EJIOFOR: It’s great. I’m deeply, deeply proud of the film, so in that sense, it’s always great that people are responding so warmly to it. I’d like people to just make up their own minds about it. It’s always slightly nervy when people talk about hype or heat or buzz because you feel it’s overrun the experience for someone who wants to go in and watch the film. But having said that, it’s incredibly exciting for the film to be received in this way. I hope people see it.
Do you have any idea which project you’re going to do next?
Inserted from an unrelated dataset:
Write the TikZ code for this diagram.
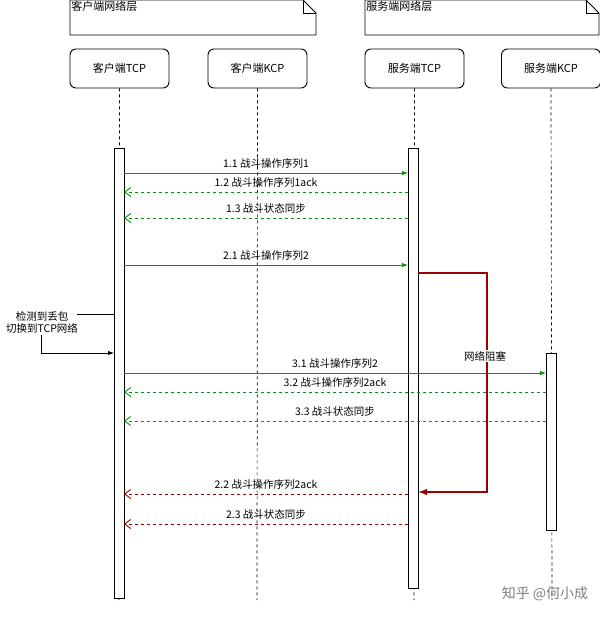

EJIOFOR: I don’t know 100%, actually. I’m looking at a couple different things and it’s all very exciting. But at the moment, I’m just traveling around and opening Dancing on the Edge and 12 Years. I’m enjoying that, right now, and enjoying being present in that. I’m looking forward to people seeing those projects.
And don’t you still like to work in the theater when you can?
EJIOFOR: Yeah. I just finished doing A Season in the Congo at The Young Vic with Joe Wright, about Patrice Lumumba, which was an extraordinary experience. I traveled out to research the piece in the Congo, in the eastern part, and met the surviving members of Patrice Lumumba’s family. I was just astounded by the place and its history. So, putting on a play about that was incredible. It’s been a very enriching last 18 months. I’m just taking that all in.
Hasn’t there been talk of turning that into a film, as well?
EJIOFOR: Exactly, yeah. We’re still working out the logistics of that, but it’s in process with Joe Wright. It’s really exciting. When it comes together, I think it’s going to be a very deeply unique experience, not just in terms of doing it, but in terms of seeing it. I’m not sure that there’s anything that’s comparable, in the sense of the actual nature of doing something like this, in Conchasa, with the people there and their connection to that specific history in the country. It’s just an incredible opportunity.
When you do a series of roles like this, that really can have such an impact on you personally, does that affect how you look at the things you want to do next? Does it change how you want to approach your career?
EJIOFOR: I don’t know. I never really had a conscious plan of anything. I try to just be open to what the next experience is and how it makes me feel, just reading a project, or trying to get involved with a project, or thinking about a project, and what particular emotional flavor that brings. To me, it’s never really about planning the next thing, or the career arc. It’s about investigating how I feel, from project to project, and finding things that I haven’t explored and what that would be like. And then, there are things that come out of the blue that excite you and exhilarate you and interest you. It’s just about being open to whatever happens.
Is there a type of character or a genre that you haven’t worked in yet, that you would love to get the opportunity to do?
EJIOFOR: I don’t know. I love a good romantic comedy, myself. I’ve only ever had one opportunity to do a romantic comedy, with (writer/director) Richard Curtis for Love Actually, years ago. That was my only experience with it. I’ve always found it a really fascinating genre that I haven’t explored. Maybe I’ll do something like that next.
Dancing on the Edge airs on Saturday nights on Starz.